Wildlife shelter releases eagle at Bloedel Reserve
Published 10:03 am Wednesday, March 20, 2013
To celebrate the 77th anniversary of National Wildlife Week, the West Sound Wildlife Shelter released a bald eagle Tuesday at the Bloedel Reserve.
Ed Moydell, executive director of the Bloedel Reserve, was given the opportunity to hold the bald eagle and release her the very moment her hood was removed.
The eagle was the third to be released in as many months.
The Bainbridge Island-based shelter sent a bald eagle back to the wild last month off the deck of the Coast Guard Cutter Blue Shark after the vessel sailed to Anderson Island. And in January, workers from the shelter set free another bald eagle that had finally healed from a fight with another eagle.
The eagle released earlier this week came to the West Sound Wildlife Shelter in September with injuries from a fight with another eagle in Burien, shelter officials said.

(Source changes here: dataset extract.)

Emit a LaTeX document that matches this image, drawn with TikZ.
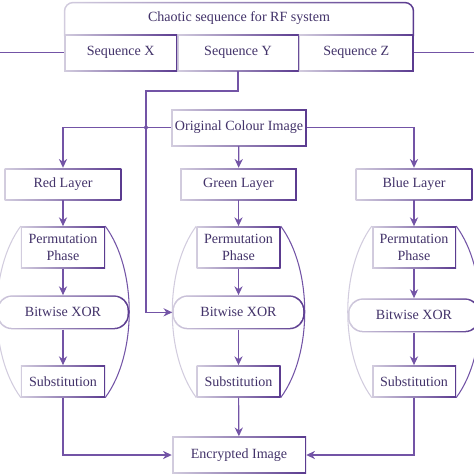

The 17-year-old female eagle was first treated at PAWS Wildlife Center in Lynnwood and transferred to the Bainbridge shelter for flight conditioning and an evaluation to be sure the eagle would be able to fly well enough to survive.
According to experts at the shelter, eagles and other raptors are flying athletes and need to be in top condition in order to survive after release.
Many raptors have come to the West Sound Wildlife Shelter following medical treatment elsewhere to be conditioned utilizing the facility’s C. Keith Birkenfield flight enclosure located on the shelter property. The state-of-the-art flight enclosure and the waterfowl enclosure were both constructed on the shelter property as part of the Take Flight Campaign in 2009.